Explain This is a question about taking derivatives of vector functions, which means we find the derivative of each part separately. We also use some handy calculus rules like the chain rule! . The solving step is: Hey friend! This looks like a fun one! To find the derivative of a vector function, it's actually pretty neat – you just take the derivative of each piece (or component) of the vector separately. So, we'll work on the 'i' part, the 'j' part, and the 'k' part one by one!

Let's break it down:

For the 'i' part: e^(t^2) This one has an 'e' raised to a power that's not just 't', so we need to use something called the "chain rule." It's like taking the derivative of the outside function first, and then multiplying by the derivative of the inside function.

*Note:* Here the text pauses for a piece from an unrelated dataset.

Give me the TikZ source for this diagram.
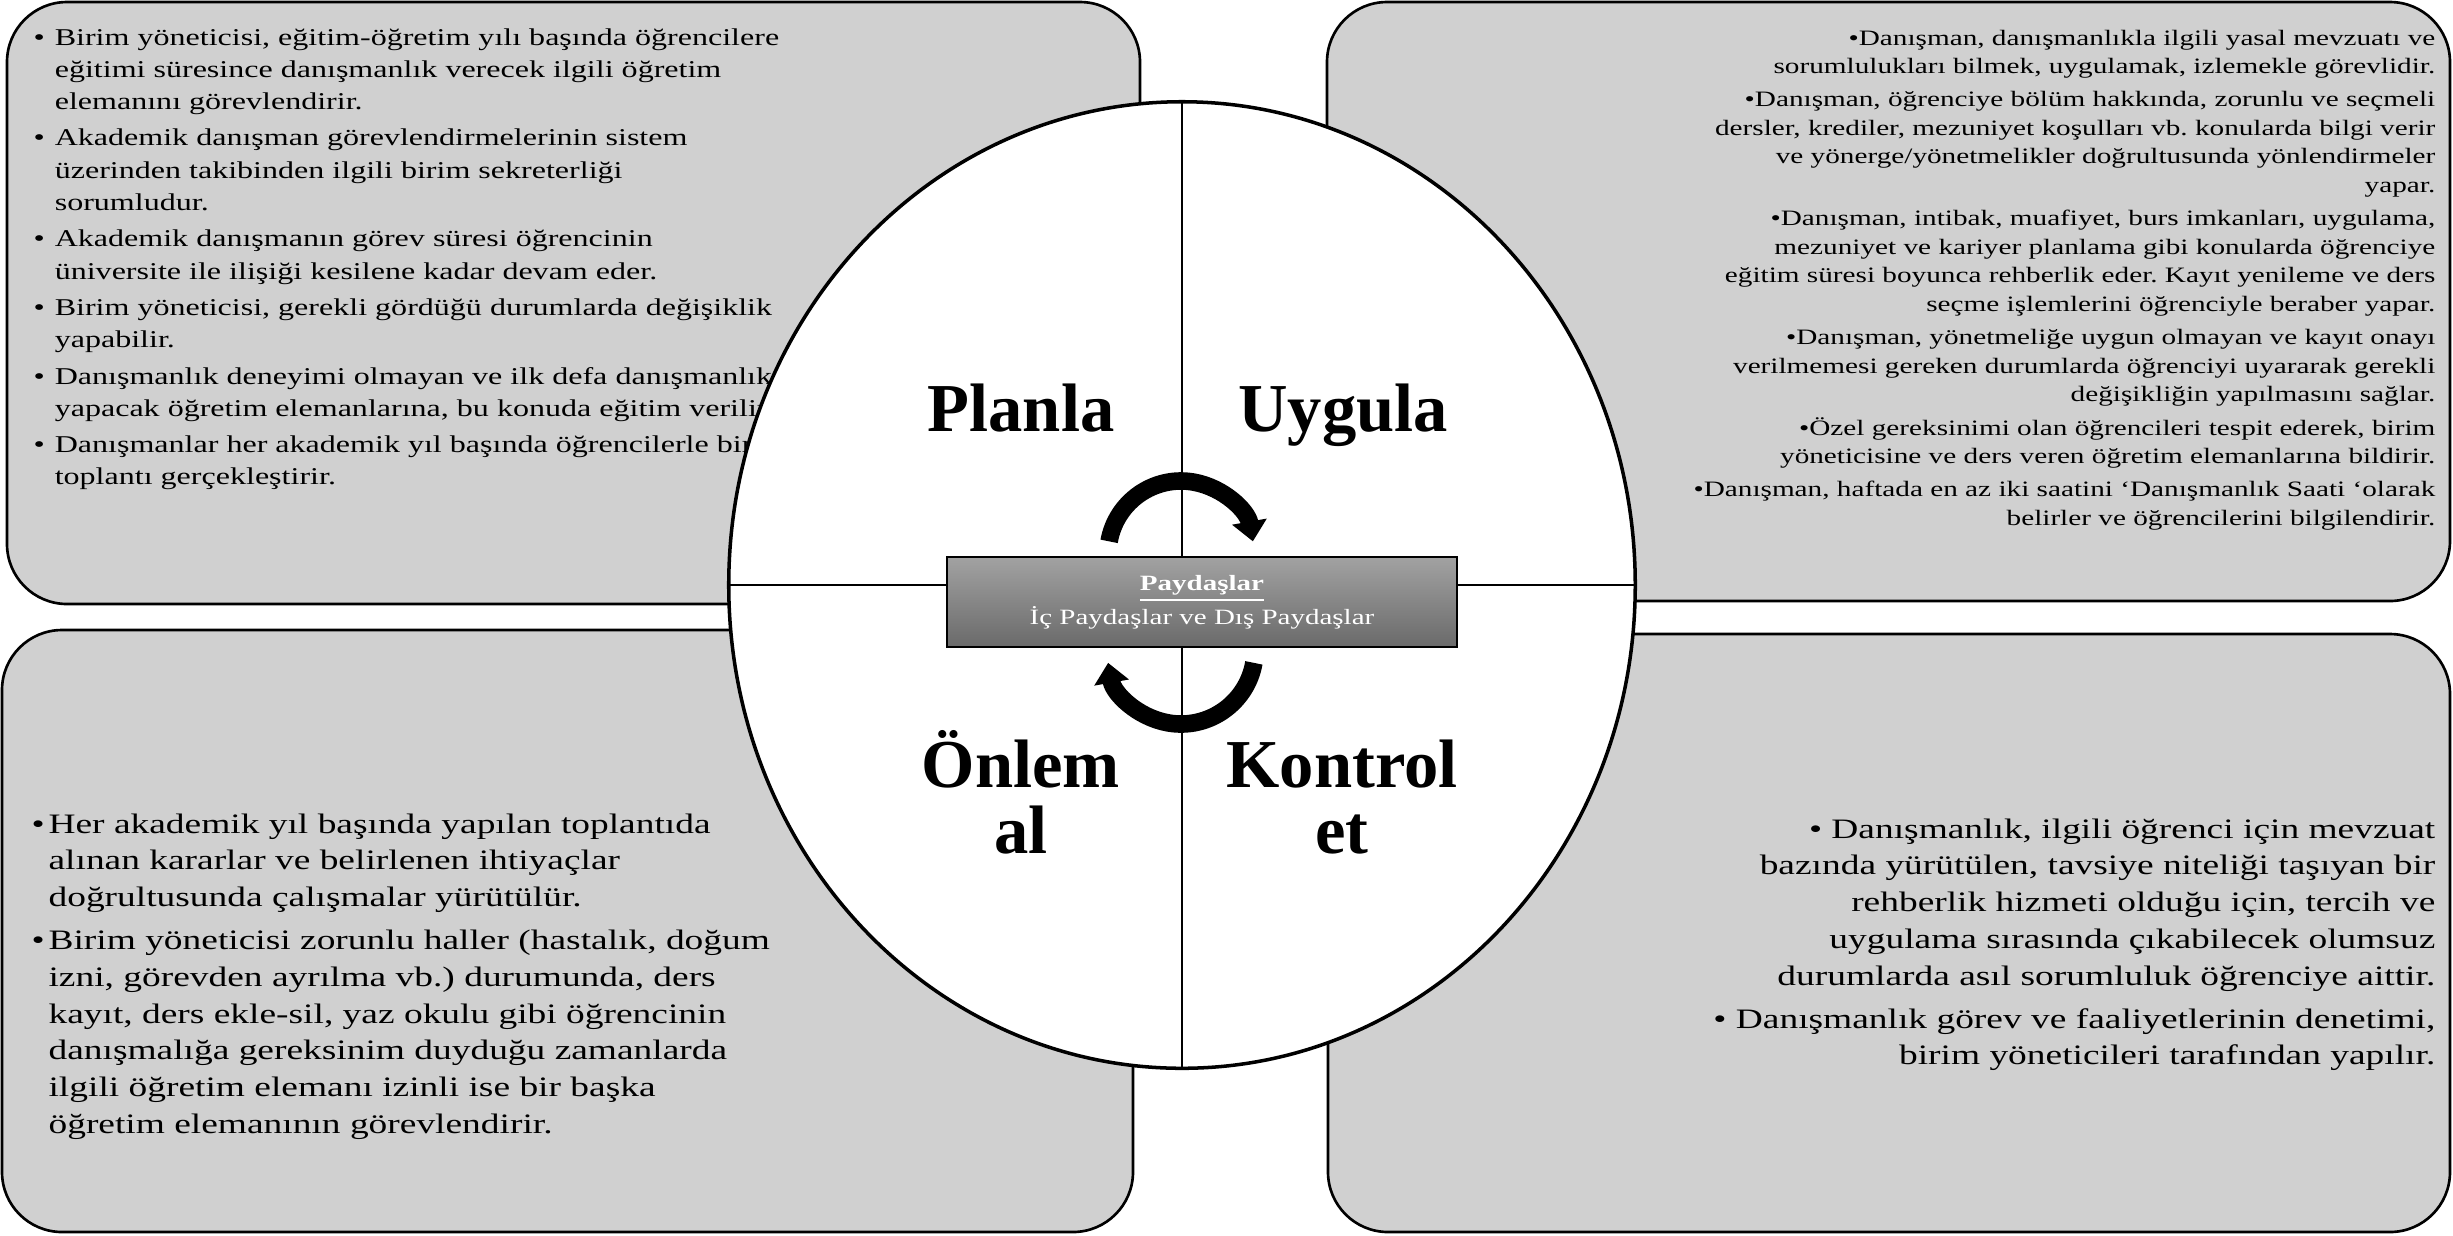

- The 'outside' function is e^(something), and its derivative is e^(something).
- The 'inside' function is t^2, and its derivative is 2t (remember, power rule: bring the power down and subtract 1 from the power).
- So, the derivative of e^(t^2) becomes e^(t^2) * (2t) = 2t * e^(t^2).
For the 'j' part: -j This is actually just a constant value multiplied by 'j' (like saying -1 * j). And we know that the derivative of any constant number is always zero!
- So, the derivative of -j is 0.
For the 'k' part: ln(1 + 3t) This one also needs the chain rule, just like the 'i' part!
- The 'outside' function is ln(something), and its derivative is 1/(something).
- The 'inside' function is (1 + 3t), and its derivative is 3 (because the derivative of 1 is 0, and the derivative of 3t is just 3).
- So, the derivative of ln(1 + 3t) becomes (1 / (1 + 3t)) * (3) = 3 / (1 + 3t).